▸ Records for processing
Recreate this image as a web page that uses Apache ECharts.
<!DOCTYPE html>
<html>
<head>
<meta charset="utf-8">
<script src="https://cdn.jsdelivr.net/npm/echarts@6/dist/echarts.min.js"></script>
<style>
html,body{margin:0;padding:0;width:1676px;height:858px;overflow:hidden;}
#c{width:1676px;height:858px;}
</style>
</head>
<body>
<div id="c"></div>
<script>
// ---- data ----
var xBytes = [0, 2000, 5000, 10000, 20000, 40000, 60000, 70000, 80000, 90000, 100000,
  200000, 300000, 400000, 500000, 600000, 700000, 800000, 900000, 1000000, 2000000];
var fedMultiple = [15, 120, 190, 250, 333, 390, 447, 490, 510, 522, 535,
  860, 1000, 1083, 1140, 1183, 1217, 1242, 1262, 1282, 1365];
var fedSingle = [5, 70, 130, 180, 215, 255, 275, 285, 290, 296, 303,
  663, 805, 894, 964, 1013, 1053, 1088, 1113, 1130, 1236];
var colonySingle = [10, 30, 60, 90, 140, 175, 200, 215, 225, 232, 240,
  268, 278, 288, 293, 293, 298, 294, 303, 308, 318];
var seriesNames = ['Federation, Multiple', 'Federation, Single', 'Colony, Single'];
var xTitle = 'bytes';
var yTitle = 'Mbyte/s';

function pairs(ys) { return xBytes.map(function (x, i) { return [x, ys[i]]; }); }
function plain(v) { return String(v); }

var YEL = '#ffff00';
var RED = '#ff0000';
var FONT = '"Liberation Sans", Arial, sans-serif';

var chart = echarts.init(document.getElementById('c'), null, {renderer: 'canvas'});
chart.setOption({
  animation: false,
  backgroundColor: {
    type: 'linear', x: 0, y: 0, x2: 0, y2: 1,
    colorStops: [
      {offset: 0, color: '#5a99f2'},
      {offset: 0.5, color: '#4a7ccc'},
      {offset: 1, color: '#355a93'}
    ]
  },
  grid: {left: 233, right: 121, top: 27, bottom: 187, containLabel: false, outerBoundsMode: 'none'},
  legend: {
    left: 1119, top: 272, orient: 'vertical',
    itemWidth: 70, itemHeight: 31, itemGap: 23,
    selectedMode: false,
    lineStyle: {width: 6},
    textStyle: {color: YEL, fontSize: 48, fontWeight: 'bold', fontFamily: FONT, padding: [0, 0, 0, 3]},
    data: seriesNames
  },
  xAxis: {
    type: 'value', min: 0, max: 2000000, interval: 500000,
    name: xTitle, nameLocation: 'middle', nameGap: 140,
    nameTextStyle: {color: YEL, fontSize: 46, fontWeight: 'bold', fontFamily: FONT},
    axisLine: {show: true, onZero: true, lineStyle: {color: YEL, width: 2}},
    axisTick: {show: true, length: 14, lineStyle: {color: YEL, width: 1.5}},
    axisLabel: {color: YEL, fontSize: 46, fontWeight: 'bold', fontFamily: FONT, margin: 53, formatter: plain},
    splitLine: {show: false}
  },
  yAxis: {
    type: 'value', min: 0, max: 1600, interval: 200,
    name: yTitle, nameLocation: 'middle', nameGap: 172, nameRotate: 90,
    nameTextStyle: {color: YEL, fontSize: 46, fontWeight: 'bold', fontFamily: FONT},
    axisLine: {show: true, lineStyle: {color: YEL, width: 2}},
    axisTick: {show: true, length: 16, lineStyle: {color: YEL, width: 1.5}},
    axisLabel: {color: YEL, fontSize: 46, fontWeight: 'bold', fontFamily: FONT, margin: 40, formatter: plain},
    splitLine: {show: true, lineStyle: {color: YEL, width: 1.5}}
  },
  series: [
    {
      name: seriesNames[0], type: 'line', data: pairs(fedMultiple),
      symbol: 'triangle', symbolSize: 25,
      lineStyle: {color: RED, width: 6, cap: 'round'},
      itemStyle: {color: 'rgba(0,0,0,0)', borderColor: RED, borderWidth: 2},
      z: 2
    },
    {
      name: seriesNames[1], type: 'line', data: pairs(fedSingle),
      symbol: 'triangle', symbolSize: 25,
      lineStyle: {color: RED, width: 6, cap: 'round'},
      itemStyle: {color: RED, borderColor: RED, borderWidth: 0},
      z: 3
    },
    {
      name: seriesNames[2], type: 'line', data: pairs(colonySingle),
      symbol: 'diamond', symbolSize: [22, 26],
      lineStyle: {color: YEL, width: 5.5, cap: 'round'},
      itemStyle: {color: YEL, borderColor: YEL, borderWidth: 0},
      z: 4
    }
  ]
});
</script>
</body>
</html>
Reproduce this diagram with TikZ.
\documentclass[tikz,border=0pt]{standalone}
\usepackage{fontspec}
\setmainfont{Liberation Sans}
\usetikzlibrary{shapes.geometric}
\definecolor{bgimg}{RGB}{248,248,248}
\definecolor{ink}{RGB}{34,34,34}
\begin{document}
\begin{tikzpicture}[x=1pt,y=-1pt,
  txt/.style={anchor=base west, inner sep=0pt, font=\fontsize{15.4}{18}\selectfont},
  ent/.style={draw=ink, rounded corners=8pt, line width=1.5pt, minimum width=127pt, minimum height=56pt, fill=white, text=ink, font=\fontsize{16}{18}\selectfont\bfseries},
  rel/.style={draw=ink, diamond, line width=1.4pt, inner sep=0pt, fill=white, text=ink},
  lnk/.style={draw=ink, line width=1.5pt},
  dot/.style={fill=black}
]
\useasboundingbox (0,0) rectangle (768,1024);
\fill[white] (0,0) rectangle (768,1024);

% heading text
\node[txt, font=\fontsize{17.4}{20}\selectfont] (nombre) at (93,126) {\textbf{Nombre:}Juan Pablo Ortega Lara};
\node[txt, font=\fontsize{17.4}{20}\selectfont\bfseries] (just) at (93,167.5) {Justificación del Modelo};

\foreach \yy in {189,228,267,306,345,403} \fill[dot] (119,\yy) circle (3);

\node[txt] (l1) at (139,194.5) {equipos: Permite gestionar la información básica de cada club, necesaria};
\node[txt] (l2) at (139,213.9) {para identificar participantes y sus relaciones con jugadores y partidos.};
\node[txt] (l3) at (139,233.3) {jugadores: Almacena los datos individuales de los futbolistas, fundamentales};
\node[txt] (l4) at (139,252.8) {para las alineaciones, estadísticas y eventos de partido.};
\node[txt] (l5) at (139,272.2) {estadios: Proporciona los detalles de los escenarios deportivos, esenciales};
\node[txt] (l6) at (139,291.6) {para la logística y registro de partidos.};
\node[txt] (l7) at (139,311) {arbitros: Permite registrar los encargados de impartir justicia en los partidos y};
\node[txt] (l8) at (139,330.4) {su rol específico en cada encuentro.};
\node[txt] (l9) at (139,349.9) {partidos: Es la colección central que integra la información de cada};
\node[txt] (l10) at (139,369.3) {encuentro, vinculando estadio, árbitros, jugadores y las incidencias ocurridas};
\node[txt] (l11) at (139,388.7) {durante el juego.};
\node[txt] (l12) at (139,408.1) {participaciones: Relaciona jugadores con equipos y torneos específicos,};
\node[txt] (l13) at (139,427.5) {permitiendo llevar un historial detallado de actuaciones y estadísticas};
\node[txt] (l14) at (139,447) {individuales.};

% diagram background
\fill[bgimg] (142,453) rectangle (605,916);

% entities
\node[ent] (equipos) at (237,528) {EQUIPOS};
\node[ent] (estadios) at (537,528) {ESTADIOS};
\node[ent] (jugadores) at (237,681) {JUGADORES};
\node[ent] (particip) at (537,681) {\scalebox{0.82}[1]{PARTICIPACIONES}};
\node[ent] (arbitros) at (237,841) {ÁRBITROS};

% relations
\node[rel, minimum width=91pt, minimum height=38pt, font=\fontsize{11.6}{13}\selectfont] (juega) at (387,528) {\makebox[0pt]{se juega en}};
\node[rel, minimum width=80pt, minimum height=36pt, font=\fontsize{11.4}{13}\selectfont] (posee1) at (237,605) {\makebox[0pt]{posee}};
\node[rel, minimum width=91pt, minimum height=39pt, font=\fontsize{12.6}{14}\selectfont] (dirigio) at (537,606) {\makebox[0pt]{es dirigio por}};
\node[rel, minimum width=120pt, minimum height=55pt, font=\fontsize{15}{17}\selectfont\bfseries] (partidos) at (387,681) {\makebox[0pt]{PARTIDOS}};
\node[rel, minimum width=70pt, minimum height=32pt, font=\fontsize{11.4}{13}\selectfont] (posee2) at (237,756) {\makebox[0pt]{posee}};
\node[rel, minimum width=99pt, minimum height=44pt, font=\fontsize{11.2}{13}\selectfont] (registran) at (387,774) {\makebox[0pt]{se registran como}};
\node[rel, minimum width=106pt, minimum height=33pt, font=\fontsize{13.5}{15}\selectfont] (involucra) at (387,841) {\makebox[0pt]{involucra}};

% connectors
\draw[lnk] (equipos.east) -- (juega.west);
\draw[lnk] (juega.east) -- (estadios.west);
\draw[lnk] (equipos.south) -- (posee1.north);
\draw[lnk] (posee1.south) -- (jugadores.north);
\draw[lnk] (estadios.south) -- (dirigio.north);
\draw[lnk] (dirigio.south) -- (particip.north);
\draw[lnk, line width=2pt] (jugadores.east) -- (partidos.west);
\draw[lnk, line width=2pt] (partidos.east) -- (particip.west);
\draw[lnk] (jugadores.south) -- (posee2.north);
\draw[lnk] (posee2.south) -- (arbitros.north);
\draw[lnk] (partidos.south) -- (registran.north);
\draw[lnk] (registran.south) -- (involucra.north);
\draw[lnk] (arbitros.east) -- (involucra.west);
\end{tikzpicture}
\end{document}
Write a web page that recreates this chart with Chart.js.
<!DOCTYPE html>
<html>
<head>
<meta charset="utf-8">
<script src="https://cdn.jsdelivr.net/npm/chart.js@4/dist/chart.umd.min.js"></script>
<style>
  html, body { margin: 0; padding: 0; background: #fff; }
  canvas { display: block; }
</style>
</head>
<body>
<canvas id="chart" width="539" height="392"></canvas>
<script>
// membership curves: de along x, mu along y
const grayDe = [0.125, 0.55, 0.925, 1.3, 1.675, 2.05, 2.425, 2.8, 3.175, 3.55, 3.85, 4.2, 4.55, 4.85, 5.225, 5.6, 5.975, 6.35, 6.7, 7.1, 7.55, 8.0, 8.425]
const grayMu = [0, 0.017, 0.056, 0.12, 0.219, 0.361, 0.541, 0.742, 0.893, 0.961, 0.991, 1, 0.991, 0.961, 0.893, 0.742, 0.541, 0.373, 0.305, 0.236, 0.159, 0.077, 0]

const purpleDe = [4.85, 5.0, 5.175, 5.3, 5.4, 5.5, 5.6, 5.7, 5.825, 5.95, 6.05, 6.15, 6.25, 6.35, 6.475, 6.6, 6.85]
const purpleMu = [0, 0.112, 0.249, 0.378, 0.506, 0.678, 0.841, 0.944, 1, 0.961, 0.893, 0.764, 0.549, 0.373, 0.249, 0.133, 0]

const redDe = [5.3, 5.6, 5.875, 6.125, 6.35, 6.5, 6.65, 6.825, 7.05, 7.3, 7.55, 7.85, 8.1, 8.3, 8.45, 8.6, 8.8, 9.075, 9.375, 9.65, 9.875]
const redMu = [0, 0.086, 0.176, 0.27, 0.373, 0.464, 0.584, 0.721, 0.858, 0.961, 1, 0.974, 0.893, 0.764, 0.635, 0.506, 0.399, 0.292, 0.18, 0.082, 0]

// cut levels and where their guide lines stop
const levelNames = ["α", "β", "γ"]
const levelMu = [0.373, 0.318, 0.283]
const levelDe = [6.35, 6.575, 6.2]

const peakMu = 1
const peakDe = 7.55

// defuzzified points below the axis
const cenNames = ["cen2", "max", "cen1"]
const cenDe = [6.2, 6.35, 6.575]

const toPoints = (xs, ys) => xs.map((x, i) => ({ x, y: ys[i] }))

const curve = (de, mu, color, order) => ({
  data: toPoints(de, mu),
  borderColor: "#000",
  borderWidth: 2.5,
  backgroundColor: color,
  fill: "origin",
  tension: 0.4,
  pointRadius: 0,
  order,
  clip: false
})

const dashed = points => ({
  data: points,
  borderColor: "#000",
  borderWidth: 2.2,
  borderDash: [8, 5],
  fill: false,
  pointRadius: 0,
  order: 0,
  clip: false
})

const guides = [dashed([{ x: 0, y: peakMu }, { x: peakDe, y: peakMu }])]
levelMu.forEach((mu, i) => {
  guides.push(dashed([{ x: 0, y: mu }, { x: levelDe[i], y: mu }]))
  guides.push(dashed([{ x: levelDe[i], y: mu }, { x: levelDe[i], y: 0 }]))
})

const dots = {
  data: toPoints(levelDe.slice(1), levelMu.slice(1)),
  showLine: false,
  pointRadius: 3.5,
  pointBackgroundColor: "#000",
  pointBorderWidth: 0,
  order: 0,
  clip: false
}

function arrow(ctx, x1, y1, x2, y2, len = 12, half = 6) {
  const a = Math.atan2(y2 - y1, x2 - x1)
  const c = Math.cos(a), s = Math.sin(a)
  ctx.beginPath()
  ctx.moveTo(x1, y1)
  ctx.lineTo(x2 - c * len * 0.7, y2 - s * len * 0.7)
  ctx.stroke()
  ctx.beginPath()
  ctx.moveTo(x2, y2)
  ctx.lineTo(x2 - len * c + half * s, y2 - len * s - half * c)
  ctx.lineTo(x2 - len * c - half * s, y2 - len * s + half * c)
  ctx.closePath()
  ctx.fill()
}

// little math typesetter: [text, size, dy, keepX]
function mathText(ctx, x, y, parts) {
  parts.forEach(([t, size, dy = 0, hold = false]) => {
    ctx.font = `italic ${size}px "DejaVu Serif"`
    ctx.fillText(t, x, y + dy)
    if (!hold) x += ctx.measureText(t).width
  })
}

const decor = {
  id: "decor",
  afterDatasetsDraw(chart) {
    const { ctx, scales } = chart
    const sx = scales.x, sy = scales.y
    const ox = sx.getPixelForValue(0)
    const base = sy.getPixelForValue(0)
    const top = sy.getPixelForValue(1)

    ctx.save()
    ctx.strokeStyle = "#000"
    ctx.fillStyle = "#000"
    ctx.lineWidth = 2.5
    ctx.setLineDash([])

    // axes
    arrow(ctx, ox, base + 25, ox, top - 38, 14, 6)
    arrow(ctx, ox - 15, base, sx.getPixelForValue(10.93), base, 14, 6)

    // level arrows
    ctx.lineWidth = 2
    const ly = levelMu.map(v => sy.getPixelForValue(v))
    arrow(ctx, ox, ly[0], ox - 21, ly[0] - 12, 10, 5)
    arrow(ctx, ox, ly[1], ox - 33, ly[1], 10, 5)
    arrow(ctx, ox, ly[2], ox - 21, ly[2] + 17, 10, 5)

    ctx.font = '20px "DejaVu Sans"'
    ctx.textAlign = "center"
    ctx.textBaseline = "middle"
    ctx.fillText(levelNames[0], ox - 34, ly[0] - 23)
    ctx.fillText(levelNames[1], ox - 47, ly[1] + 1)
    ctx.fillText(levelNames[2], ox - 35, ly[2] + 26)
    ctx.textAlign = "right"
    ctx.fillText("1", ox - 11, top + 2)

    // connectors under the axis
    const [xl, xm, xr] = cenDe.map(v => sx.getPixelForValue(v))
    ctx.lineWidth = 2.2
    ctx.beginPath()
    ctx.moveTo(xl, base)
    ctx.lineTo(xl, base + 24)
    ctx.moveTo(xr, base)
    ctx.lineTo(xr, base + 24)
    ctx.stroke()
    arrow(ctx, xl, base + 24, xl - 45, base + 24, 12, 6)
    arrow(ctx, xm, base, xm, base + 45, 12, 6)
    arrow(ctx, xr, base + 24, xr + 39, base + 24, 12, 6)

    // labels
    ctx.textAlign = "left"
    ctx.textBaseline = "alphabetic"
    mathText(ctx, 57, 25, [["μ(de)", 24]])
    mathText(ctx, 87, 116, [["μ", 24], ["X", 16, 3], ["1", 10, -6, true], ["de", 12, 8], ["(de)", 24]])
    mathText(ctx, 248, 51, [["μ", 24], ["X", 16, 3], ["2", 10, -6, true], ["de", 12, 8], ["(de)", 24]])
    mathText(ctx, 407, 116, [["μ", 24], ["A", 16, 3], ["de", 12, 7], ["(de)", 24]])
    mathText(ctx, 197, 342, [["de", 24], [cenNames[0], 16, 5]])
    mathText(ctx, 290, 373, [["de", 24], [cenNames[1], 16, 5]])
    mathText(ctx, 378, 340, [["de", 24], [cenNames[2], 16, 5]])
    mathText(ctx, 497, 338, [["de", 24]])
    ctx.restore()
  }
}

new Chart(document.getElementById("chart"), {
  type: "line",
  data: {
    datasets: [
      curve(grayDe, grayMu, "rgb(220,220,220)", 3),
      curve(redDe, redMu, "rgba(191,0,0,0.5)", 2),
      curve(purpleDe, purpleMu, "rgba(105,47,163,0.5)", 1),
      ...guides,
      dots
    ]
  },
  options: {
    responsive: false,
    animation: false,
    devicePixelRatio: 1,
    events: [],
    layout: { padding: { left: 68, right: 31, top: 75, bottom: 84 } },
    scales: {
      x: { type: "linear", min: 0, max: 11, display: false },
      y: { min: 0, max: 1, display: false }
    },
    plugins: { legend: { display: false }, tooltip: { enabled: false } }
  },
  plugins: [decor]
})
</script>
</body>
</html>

▸ Problem requirements
Determine the number of lines in the data that contain "with" as a word or string, and state only that number.

▸ Result of this task
2